Un tel système de mutualisation limitée, appelé fonds de rédemption, impliquerait évidemment s’il voyait le jour, comme je le souhaite, des contrôles et des garanties – bref, des disciplines. Le problème de la légitimité démocratique se poserait alors de nouveau.
Pour conclure, je veux souligner que le vrai problème entre les pays de la zone euro est la différence de leurs niveaux de compétitivité et l’ampleur des déséquilibres commerciaux entre eux.
Mes chers collègues, comment résoudre ce casse-tête ? J’ai proposé qu’on étudie sérieusement, pour l’avenir à moyen terme, le modèle d’une monnaie commune plutôt qu’unique.
Il n’est pas interdit de rechercher des solutions innovantes aux crises de la zone euro, qui ne sont malheureusement pas derrière nous.
De sommet de la dernière chance en sommet de la dernière chance, les dirigeants de la zone euro ont su reculer les échéances. Mais rien ne peut dispenser d’une réflexion d’ensemble sur l’avenir à long terme de la zone euro.
Le Parlement doit être mieux informé des projets de la Commission européenne, qu’il s’agisse du document dit des quatre présidents, de la supervision bancaire, d’un futur système de garantie des dépôts des épargnants ou du projet européen de résolution des crises bancaires. Pour le moment, c’est la Commission européenne qui veut s’ingérer dans la procédure budgétaire. Il serait temps que, à l’inverse, les parlements soient saisis des projets de la Commission européenne !

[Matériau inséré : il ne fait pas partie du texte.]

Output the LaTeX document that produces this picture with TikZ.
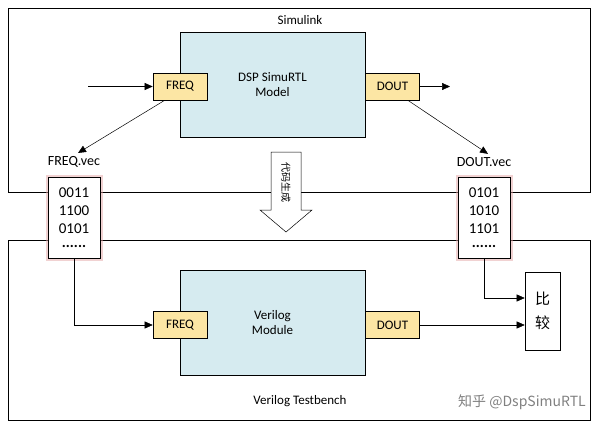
\documentclass[tikz,border=0pt]{standalone}
\usepackage{fontspec}
\setmainfont{Carlito}
\newfontfamily\cjk{Noto Sans CJK SC}
\usetikzlibrary{arrows.meta}
\definecolor{mblue}{HTML}{D6EBF0}
\definecolor{myel}{HTML}{FCE6A4}
\definecolor{glow}{HTML}{E3A5A5}
\begin{document}
\begin{tikzpicture}[x=1pt,y=-1pt,font=\fontsize{13}{15.5}\selectfont,
  frame/.style={draw=black,line width=0.8pt},
  model/.style={draw=black,fill=mblue,line width=0.6pt,minimum width=185pt,minimum height=105pt,align=center,inner sep=0pt},
  port/.style={draw=black,fill=myel,line width=0.6pt,minimum width=54pt,minimum height=27pt,inner sep=0pt},
  vec/.style={draw=black,fill=white,line width=0.9pt,minimum width=52pt,minimum height=81pt,align=center,inner sep=0pt,
    font=\fontsize{15}{18}\selectfont,preaction={draw=glow,line width=5pt,opacity=0.5}},
  arr/.style={-{Triangle[length=8pt,width=7pt]},line width=0.5pt}]
\useasboundingbox (0,0) rectangle (600,428);
\draw[frame] (8,8) rectangle (590,192);
\draw[frame] (8,240) rectangle (590,420);
\node (sim) at (300,20) {Simulink};
\node (tb) at (300,401) {Verilog Testbench};
\node[model] (dsp) at (272.5,84.5) {DSP SimuRTL\\Model};
\node[port] (f1) at (180,86.5) {FREQ};
\node[port] (d1) at (392.5,86.5) {DOUT};
\coordinate (in) at (88,86.5);
\coordinate (out) at (450,86.5);
\draw[arr] (in) -- (f1);
\draw[arr] (d1) -- (out);
\node[font=\fontsize{14}{16}\selectfont] (fl) at (74,162) {FREQ.vec};
\node[font=\fontsize{14}{16}\selectfont] (dl) at (484,162) {DOUT.vec};
\draw[arr] ([xshift=12pt]f1.south west) -- ([xshift=4pt]fl.north);
\draw[arr] ([xshift=-12pt]d1.south east) -- ([xshift=4pt]dl.north);
\node[vec] (fv) at (74,217.5) {0011\\1100\\0101\\[-4pt]\textbf{......}};
\node[vec] (dv) at (484,217.5) {0101\\1010\\1101\\[-4pt]\textbf{......}};
\draw[line width=0.5pt,fill=white] (271,152) -- (301,152) -- (301,210) -- (312,210) -- (286,232) -- (260,210) -- (271,210) -- cycle;
\node[rotate=-90,font=\cjk\fontsize{10}{12}\selectfont] (gt) at (286,182) {代码生成};
\node[model] (vm) at (272.5,322.5) {Verilog\\Module};
\node[port] (f2) at (180,325) {FREQ};
\node[port] (d2) at (392.5,325) {DOUT};
\node[draw=black,fill=white,line width=0.6pt,minimum width=35pt,minimum height=78pt,align=center,inner sep=0pt,font=\cjk\fontsize{15}{24}\selectfont] (cmp) at (542.5,311) {比\\较};
\draw[arr] (fv.south) |- (f2.west);
\draw[arr] (d2.east) -- (d2.east -| cmp.west);
\draw[arr] (dv.south) |- (cmp.west |- 0,298);
\node[text=gray,font=\cjk\fontsize{14}{16}\selectfont] (wm) at (522,402) {知乎 @DspSimuRTL};
\end{tikzpicture}
\end{document}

Il est trop tôt, messieurs les ministres, pour apprécier complètement la portée des avancées réalisées lors du sommet européen des 28 et 29 juin. Mettons à profit les mois d’été pour évaluer plus justement les progrès à réaliser en Europe en matière de solidarité et de démocratie.
L’Europe européenne que nous voulons se fera à partir des réalités, qui sont d’abord nationales. Nous faisons confiance à M. le Président de la République, élu par la nation, pour ouvrir un chemin conforme à la maxime de Jaurès : « Aller à l’idéal et comprendre le réel ».